The inverse chi square CDF is used in various statistical applications, including:

  • Hypothesis Testing: Determining critical values for chi square tests, such as goodness-of-fit tests and tests of independence.
  • Confidence Intervals: Constructing confidence intervals for population variance or standard deviation.
  • Quality Control: Monitoring process variability in manufacturing and other industries.
  • Categorical Data Analysis: Analyzing contingency tables to assess associations between categorical variables.
Why is the chi square test used for categorical data?

The chi square test is used for categorical data because it compares the observed frequencies in each category to the expected frequencies under the null hypothesis.
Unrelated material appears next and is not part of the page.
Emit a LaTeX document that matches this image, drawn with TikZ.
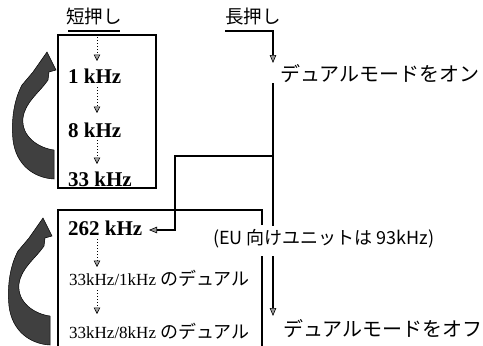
\documentclass[tikz,border=0pt]{standalone}
\usepackage{fontspec}
\setmainfont{Liberation Serif}
\newfontfamily\jp{Noto Sans CJK JP}
\usetikzlibrary{arrows.meta}
\begin{document}
\begin{tikzpicture}[x=1pt,y=-1pt,
  boxline/.style={line width=1.6pt},
  lbl/.style={inner sep=0pt, anchor=base west},
  khz/.style={lbl, font=\bfseries\fontsize{21}{21}\selectfont},
  dual/.style={lbl, font=\fontsize{17}{17}\selectfont},
  jplbl/.style={inner sep=0pt, font=\jp\fontsize{18.5}{19}\selectfont},
  jpwide/.style={inner sep=0pt, font=\jp\fontsize{20}{20}\selectfont},
  eulbl/.style={inner sep=0pt, font=\jp\fontsize{18}{18}\selectfont},
  dotarrow/.style={dotted, line width=1pt, -{Triangle[width=6.5pt,length=6.5pt,fill=black!35,line width=0.6pt]}},
  lpline/.style={line width=1.3pt},
  lparrow/.style={line width=1.3pt, -{Triangle[width=6.5pt,length=8pt,fill=black!40,line width=0.6pt]}},
  bigarrow/.style={fill=black!75, draw=black, line width=0.5pt}
]
\useasboundingbox (0,0) rectangle (483,346);
\clip (0,0) rectangle (483,346);

% headings
\node[jplbl] (tan) at (94,16) {短押し};
\node[jplbl] (cho) at (253,16) {長押し};

% top box
\node[draw, boxline, minimum width=98pt, minimum height=153pt, inner sep=0pt] (topbox) at (107,111.5) {};
\node[khz] (k1) at (68,83) {1 kHz};
\node[khz] (k8) at (68,137) {8 kHz};
\node[khz] (k33) at (68,186) {33 kHz};

% bottom box
\coordinate (bb1) at (262,225);
\coordinate (bb2) at (262,210);
\coordinate (bb3) at (58,210);
\coordinate (bb4) at (58,352);
\coordinate (bb5) at (262,256);
\coordinate (bb6) at (262,352);
\draw[boxline] (bb1) -- (bb2) -- (bb3) -- (bb4);
\draw[boxline] (bb5) -- (bb6);

\node[khz] (k262) at (68,235) {262 kHz};
\node[dual] (d1) at (69,285) {33kHz/1kHz {\jp\fontsize{18}{18}\selectfont のデュアル}};
\node[dual] (d2) at (69,338) {33kHz/8kHz {\jp\fontsize{18}{18}\selectfont のデュアル}};

% right-hand labels
\node[jpwide, anchor=west] (on) at (280,74) {デュアルモードをオン};
\node[jpwide, anchor=west] (off) at (283,329) {デュアルモードをオフ};
\node[eulbl, anchor=west] (eu) at (213,239) {(EU 向けユニットは 93kHz)};

% short-press chain
\coordinate (tanL) at (68,31);
\coordinate (tanR) at (120,31);
\coordinate (s0) at (97,31);
\coordinate (s1) at (97,61);
\coordinate (s2a) at (97,87);
\coordinate (s2b) at (97,113);
\coordinate (s3a) at (97,140);
\coordinate (s3b) at (97,164);
\coordinate (s4a) at (97,239);
\coordinate (s4b) at (97,267);
\coordinate (s5a) at (97,290);
\coordinate (s5b) at (97,314);
\draw[line width=1.2pt] (tanL) -- (tanR);
\draw[dotarrow] (s0) -- (s1);
\draw[dotarrow] (s2a) -- (s2b);
\draw[dotarrow] (s3a) -- (s3b);
\draw[dotarrow] (s4a) -- (s4b);
\draw[dotarrow] (s5a) -- (s5b);

% long-press chain
\coordinate (lA) at (225,31);
\coordinate (lB) at (273,31);
\coordinate (lC) at (273,63);
\coordinate (lD) at (273,83);
\coordinate (lJ) at (273,156);
\coordinate (lE) at (273,226);
\coordinate (lK) at (175,156);
\coordinate (lL) at (175,230);
\coordinate (lM) at (149,230);
\coordinate (lN) at (273,256);
\coordinate (lO) at (273,316);
\draw[lparrow] (lA) -- (lB) -- (lC);
\draw[lpline] (lD) -- (lJ) -- (lE);
\draw[lparrow] (lJ) -- (lK) -- (lL) -- (lM);
\draw[lparrow] (lN) -- (lO);

% big curved arrows
\newcommand{\bigcurl}{(47,52) -- (56,70) -- (49,72) -- (48,80)
  .. controls (40,92) and (25,102) .. (23,118)
  .. controls (21,136) and (38,148) .. (54,150) -- (54,179)
  .. controls (34,178) and (16,165) .. (13,140)
  .. controls (11,120) and (14,100) .. (22,85) -- (33,72) -- cycle}
\path[bigarrow] \bigcurl;
\begin{scope}[shift={(-4,166)}]
\path[bigarrow] \bigcurl;
\end{scope}
\end{tikzpicture}
\end{document}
The test statistic follows a chi square distribution, allowing researchers to determine whether the observed differences are statistically significant. This makes it ideal for analyzing data that can be grouped into categories, such as survey responses or counts of events.

What is the difference between the chi square CDF and the inverse chi square CDF?

The chi square CDF, F(x; k), gives the probability that a chi square random variable with k degrees of freedom is less than or equal to x. The inverse chi square CDF, F⁻¹(p; k), gives the value x such that F(x; k) = p. In other words, the CDF maps a value to a probability, while the inverse CDF maps a probability to a value.

How do I interpret the critical value from the inverse chi square CDF?

The critical value from the inverse chi square CDF is the threshold that a chi square test statistic must exceed to reject the null hypothesis at a given significance level. For example, if the critical value for k = 5 and p = 0.95 is 11.070, and your test statistic is 12.5, you would reject the null hypothesis at the 5% significance level because 12.5 > 11.070.

Can I use the inverse chi square CDF for non-integer degrees of freedom?

Yes, the chi square distribution is defined for any positive real number of degrees of freedom, not just integers. The inverse chi square CDF can be computed for non-integer degrees of freedom using numerical methods, as implemented in this calculator. However, in most practical applications, degrees of freedom are integers.